1928年にブルガリアで生まれたA・C・スティーブンは、共産政権下の反政府活動により送り込まれた収容所を出た後、1950年代後半に渡米して映画業界に入る。そこで最低映画を連発して生活苦に喘いでいたエド・ウッド(説明不要?)と出会い、同じベクトルに意気投合。2人はドライブイン・シアター向けのヌード映画『ORGY OF THE DEAD(死者の乱交パーティー)』を完成させる。

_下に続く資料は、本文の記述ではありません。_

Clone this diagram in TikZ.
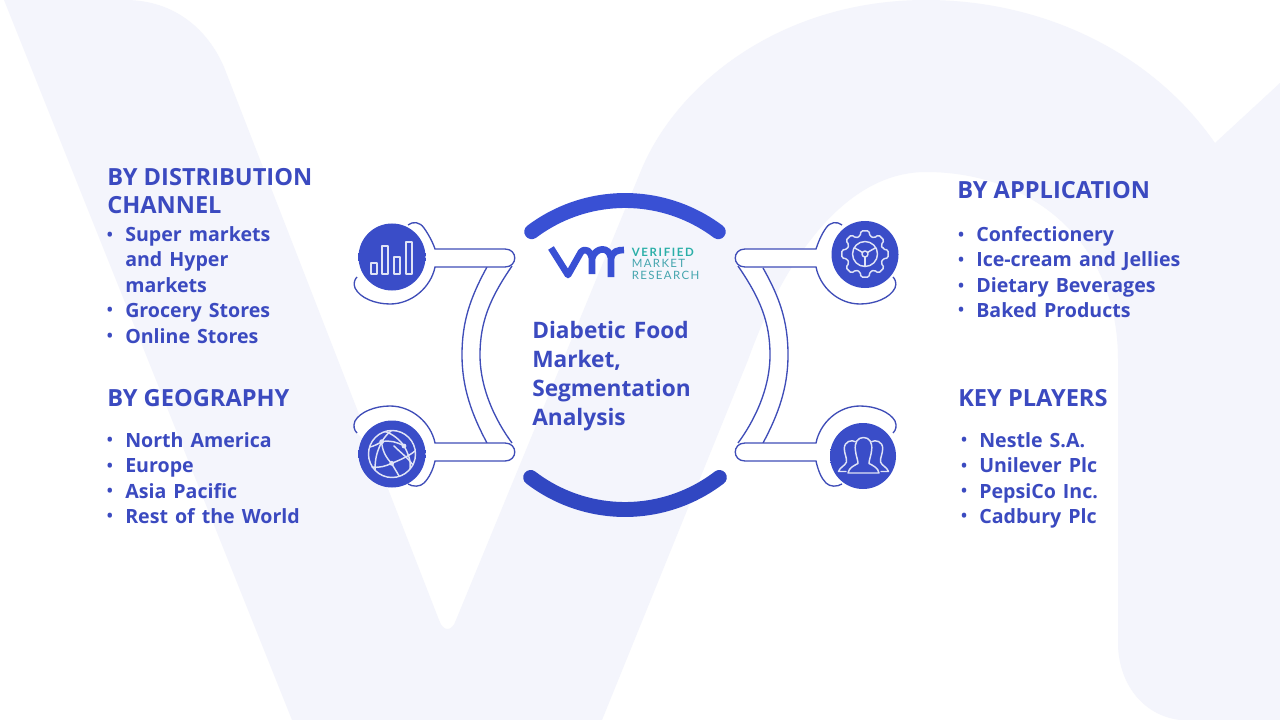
\documentclass[tikz,border=0pt]{standalone}
\usepackage{fontspec}
\setmainfont{Open Sans}
\newfontfamily\itemfont[WordSpace=1.38]{Open Sans}
\newfontfamily\logofont{Lato}
\definecolor{bgl}{HTML}{F4F5FC}
\definecolor{ink}{HTML}{3B4AC0}
\definecolor{ring}{HTML}{3F4DB8}
\definecolor{disc}{HTML}{3A4DC8}
\definecolor{discdark}{HTML}{2A3792}
\definecolor{arcc}{HTML}{3950D4}
\definecolor{arcd}{HTML}{3147C2}
\definecolor{glyph}{HTML}{DFE3F6}
\definecolor{teal}{HTML}{2BAFA8}
\definecolor{teal2}{HTML}{45A5AE}
\pgfdeclareverticalshading{discsh}{100bp}{color(0bp)=(disc); color(86bp)=(disc); color(100bp)=(discdark)}
\tikzset{
 ringline/.style={draw=ring,line width=1pt},
 head/.style={anchor=base west,inner sep=0,text=ink,font=\bfseries\fontsize{17.7}{18}\selectfont},
 itemt/.style={anchor=base west,inner sep=0,text=ink,font=\itemfont\bfseries\fontsize{14.7}{16}\selectfont},
 bult/.style={anchor=base,inner sep=0,text=ink,font=\bfseries\fontsize{12}{12}\selectfont},
 titlet/.style={anchor=base west,inner sep=0,text=ink,font=\itemfont\bfseries\fontsize{17}{18}\selectfont},
 disco/.style={shading=discsh},
 icon/.style={draw=glyph,line width=1.1pt,line join=round,line cap=round},
}
\newcommand{\itm}[5]{\node[bult] (b#1) at (#2,#4-1.5) {•};\node[itemt] (t#1) at (#3,#4) {#5};}
\begin{document}
\begin{tikzpicture}[x=0.75pt,y=-0.75pt]
\useasboundingbox (0,0) rectangle (1280,720);
\fill[white] (0,0) rectangle (1280,720);
\fill[bgl] (4,0) -- (125,0) .. controls (175,0) and (208,30) .. (224,67)
 -- (439,620) .. controls (443,632) and (452,632) .. (456,620)
 -- (640,173) .. controls (675,85) and (780,0) .. (926,0)
 .. controls (1040,0) and (1150,50) .. (1215,143) -- (1280,83) -- (1280,720) -- (1180,720)
 .. controls (1140,715) and (1118,680) .. (1118,643) -- (1118,360)
 .. controls (1118,240) and (1030,172) .. (926,172)
 .. controls (840,172) and (780,270) .. (748,360) -- (602,720) -- (292,720) -- cycle;
% central arcs
\draw[arcc,line width=11.2pt,line cap=round] plot[domain=233:307,samples=40] ({625+155*cos(\x)},{355.5+155*sin(\x)});
\draw[arcd,line width=11.2pt,line cap=round] plot[domain=52.5:127.5,samples=40] ({625+155*cos(\x)},{354.5+155*sin(\x)});
% bands
\fill[white] (487,267) .. controls (470,298) and (462,322) .. (462,355) .. controls (462,388) and (472,415) .. (487,443) -- (512,443) .. controls (495,420) and (480,388) .. (480,355) .. controls (480,322) and (490,298) .. (512,266) -- cycle;
\draw[ringline] (487,267) .. controls (470,298) and (462,322) .. (462,355) .. controls (462,388) and (472,415) .. (487,443);
\draw[ringline] (512,266) .. controls (490,298) and (480,322) .. (480,355) .. controls (480,388) and (495,420) .. (512,443);
\fill[white] (763,268) .. controls (780,298) and (788,322) .. (788,355) .. controls (788,388) and (778,415) .. (763,443) -- (738,443) .. controls (755,420) and (770,388) .. (770,355) .. controls (770,322) and (760,298) .. (738,266) -- cycle;
\draw[ringline] (763,268) .. controls (780,298) and (788,322) .. (788,355) .. controls (788,388) and (778,415) .. (763,443);
\draw[ringline] (738,266) .. controls (760,298) and (770,322) .. (770,355) .. controls (770,388) and (755,420) .. (738,443);
% hooks with bars
\draw[ringline,fill=white] (408,225) .. controls (413,221) and (420,222) .. (424,228) .. controls (429,235) and (433,243) .. (435,249) -- (505,249) .. controls (518,249) and (518,267) .. (505,267) -- (435,267)
 .. controls (431,287) and (412,304) .. (390,304) .. controls (375,304) and (360,298) .. (355,288) .. controls (353,283) and (355,279) .. (357,277);
\draw[ringline,fill=white] (357,433) .. controls (354,430) and (353,426) .. (355,421) .. controls (360,412) and (375,406) .. (390,406) .. controls (412,406) and (431,423) .. (435,443) -- (505,443) .. controls (518,443) and (518,461) .. (505,461) -- (435,461)
 .. controls (433,470) and (429,478) .. (424,483) .. controls (420,487) and (413,487) .. (408,484);
\draw[ringline,fill=white] (842,225) .. controls (837,221) and (830,222) .. (826,228) .. controls (821,235) and (818,243) .. (816,249) -- (745,249) .. controls (732,249) and (732,267) .. (745,267) -- (816,267)
 .. controls (820,287) and (838,304) .. (860,304) .. controls (875,304) and (890,298) .. (895,288) .. controls (897,283) and (895,279) .. (893,277);
\draw[ringline,fill=white] (893,433) .. controls (896,430) and (897,426) .. (895,421) .. controls (890,412) and (875,406) .. (860,406) .. controls (838,406) and (820,423) .. (816,443) -- (745,443) .. controls (732,443) and (732,461) .. (745,461) -- (816,461)
 .. controls (818,470) and (821,478) .. (826,483) .. controls (830,487) and (837,487) .. (842,484);
% discs
\path[disco] (392,257) circle[radius=33.5];
\path[disco] (392,454) circle[radius=33.5];
\path[disco] (865,254.5) circle[radius=33.5];
\path[disco] (863,456) circle[radius=33];
% bar icon
\draw[icon,line cap=butt] (371,263) rectangle (377,274);
\draw[icon,line cap=butt] (382,246) rectangle (388,274);
\draw[icon,line cap=butt] (394,257) rectangle (400,274);
\draw[icon,line cap=butt] (406,242) rectangle (412,274);
% globe icon
\draw[icon] (392,454) circle[radius=23.5];
\draw[icon] (370,447) .. controls (374,446) and (378,444) .. (381.7,441.7) .. controls (384,438) and (387,434) .. (391,431);
\draw[icon] (385,431.5) .. controls (393,434) and (400,440) .. (404,446) .. controls (408,453) and (411,460) .. (410,469);
\draw[icon] (381.7,441.7) .. controls (390,440) and (397,442) .. (404,446);
\draw[icon] (381.7,441.7) .. controls (378,450) and (375,456) .. (375,470);
\draw[icon] (381.7,441.7) .. controls (382,450) and (386,458) .. (391.7,463.3) .. controls (394,468) and (397,472) .. (399,476);
\draw[icon] (372,467) .. controls (380,468) and (386,466) .. (391.7,463.3) .. controls (400,460) and (409,456) .. (415,451);
\draw[icon] (394,446) .. controls (400,452) and (408,458) .. (413,465);
\fill[glyph] (381.7,441.7) circle[radius=2.4];
\fill[glyph] (404,446) circle[radius=2.4];
\fill[glyph] (391.7,463.3) circle[radius=2.4];
% gear icon
\draw[icon,rounded corners=1.2pt] ({865+18.5*cos(-15)},{254+18.5*sin(-15)})
 \foreach \a in {0,45,...,315} { -- ({865+18.5*cos(\a-15)},{254+18.5*sin(\a-15)}) -- ({865+23.5*cos(\a-10)},{254+23.5*sin(\a-10)}) -- ({865+23.5*cos(\a+10)},{254+23.5*sin(\a+10)}) -- ({865+18.5*cos(\a+15)},{254+18.5*sin(\a+15)}) } -- cycle;
\draw[icon] (865,254) circle[radius=12.5];
\draw[icon] (865,254) circle[radius=3];
\draw[icon] (865,257) -- (865,266.5);
\draw[icon] (862.4,252.5) .. controls (859,250) and (857,249.5) .. (854.2,247.7);
\draw[icon] (867.6,252.5) .. controls (871,250) and (873,249.5) .. (875.8,247.7);
% people icon
\draw[icon] (848,473) .. controls (849,468) and (853,466) .. (858,463.5) .. controls (858,460) and (856,456) .. (855.5,451) .. controls (854,442) and (858,437.5) .. (863.5,437.5) .. controls (869,437.5) and (873,442) .. (871.5,451) .. controls (871,456) and (869,460) .. (869,463.5) .. controls (874,466) and (878,468) .. (879,473) -- cycle;
\draw[icon] (855.3,441.7) .. controls (852,439.5) and (844,441) .. (844.3,449) .. controls (844.5,454) and (847,458) .. (846.5,462) .. controls (845,466) and (840,467) .. (838.5,471.5) -- (846,471.5);
\draw[icon] (871.7,441.7) .. controls (875,439.5) and (883,441) .. (882.7,449) .. controls (882.5,454) and (880,458) .. (880.5,462) .. controls (882,466) and (887,467) .. (888.5,471.5) -- (881,471.5);
% logo mark
\draw[arcc,line width=5pt,line join=round] (551,248) -- (568,275) -- (581,252) .. controls (586,247) and (591,252) .. (592,258) -- (592,274);
\draw[arcc,line width=5pt,line join=round] (592,258) .. controls (596,247) and (609,246) .. (611,258) -- (611,277);
\draw[arcc,line width=5pt,line join=round] (611,258) .. controls (613,251) and (618,250) .. (624,250);
\node[anchor=base west,inner sep=0,text=teal,font=\logofont\bfseries\fontsize{8.6}{9}\selectfont\addfontfeature{LetterSpace=14.5}] (lv) at (631.5,256) {VERIFIED};
\node[anchor=base west,inner sep=0,text=teal2,font=\logofont\fontsize{8.6}{9}\selectfont\addfontfeature{LetterSpace=12}] (lm) at (631.5,267.5) {MARKET};
\node[anchor=base west,inner sep=0,text=teal2,font=\logofont\fontsize{8.6}{9}\selectfont\addfontfeature{LetterSpace=12}] (lr) at (631.5,279) {RESEARCH};
% titles
\node[titlet] (c1) at (532,338) {Diabetic Food};
\node[titlet] (c2) at (532,367) {Market,};
\node[titlet] (c3) at (532,396) {Segmentation};
\node[titlet] (c4) at (532,425) {Analysis};
\node[head] (h1) at (107,186) {BY DISTRIBUTION};
\node[head] (h2) at (107,214) {CHANNEL};
\node[head] (h3) at (107,406) {BY GEOGRAPHY};
\node[head] (h4) at (957,199) {BY APPLICATION};
\node[head] (h5) at (958,406) {KEY PLAYERS};
\itm{a}{110}{125}{241.5}{Super markets}
\node[itemt] (ta2) at (125,266.5) {and Hyper};
\node[itemt] (ta3) at (125,292) {markets};
\itm{a4}{110}{125}{317}{Grocery Stores}
\itm{a5}{110}{125}{343}{Online Stores}
\itm{g1}{110}{125}{447}{North America}
\itm{g2}{110}{125}{472.5}{Europe}
\itm{g3}{110}{125}{498}{Asia Pacific}
\itm{g4}{110}{125}{523}{Rest of the World}
\itm{p1}{961}{976}{241.5}{Confectionery}
\itm{p2}{961}{976}{266.5}{Ice-cream and Jellies}
\itm{p3}{961}{976}{292.5}{Dietary Beverages}
\itm{p4}{961}{976}{317}{Baked Products}
\itm{k1}{964}{979}{447}{Nestle S.A.}
\itm{k2}{964}{979}{472.5}{Unilever Plc}
\itm{k3}{964}{979}{498}{PepsiCo Inc.}
\itm{k4}{964}{979}{523}{Cadbury Plc}
\end{tikzpicture}
\end{document}
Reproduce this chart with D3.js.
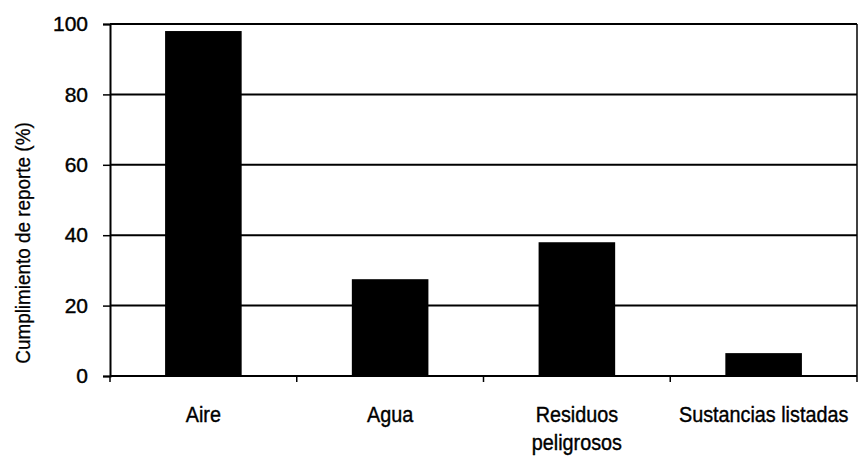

当時創業したばかりのギャガ・コミュニケーションズの宣伝企画部に在籍していた江戸木は、50〜60年代に製作されたホラーやエロの最低映画ばかりをリリースする米国ライノ・ビデオからビデオ化権を取得した10作品のセールスに係っていた。その10本に含まれていたのが『死霊の盆踊り』こと『ORGY OF THE DEAD』。既にアメリカの少数マニアの間でカルト人気を得ていた作品だが、くだらない映画を笑いながら楽しむという遊び心は、まだ日本では熟していなかった。
江戸木はそれら10作品を1986年8月にスタジオamsのホールで『わ〜スト・シネマの逆襲』として企画上映したが、観客は一桁。『ORGY OF THE DEAD』には、コパカバーナと墓場を掛けた『ディスコ・ハカバカーナ 亡霊たちの盆踊り』という仮題(盆踊りの起源は死者の供養だけに正しい命名)を付けて売り込むも、どこも興味を示さない。だが『死霊の盆踊り』とタイトルをシンプルにするとマスコミの取材が入り始め、1987年の第3回東京国際ファンタスティック映画祭での上映が決まった......と思ったら土壇場で出品が断られた。作品を観た映画祭のお偉方が「品格に欠ける」と拒絶したのだ。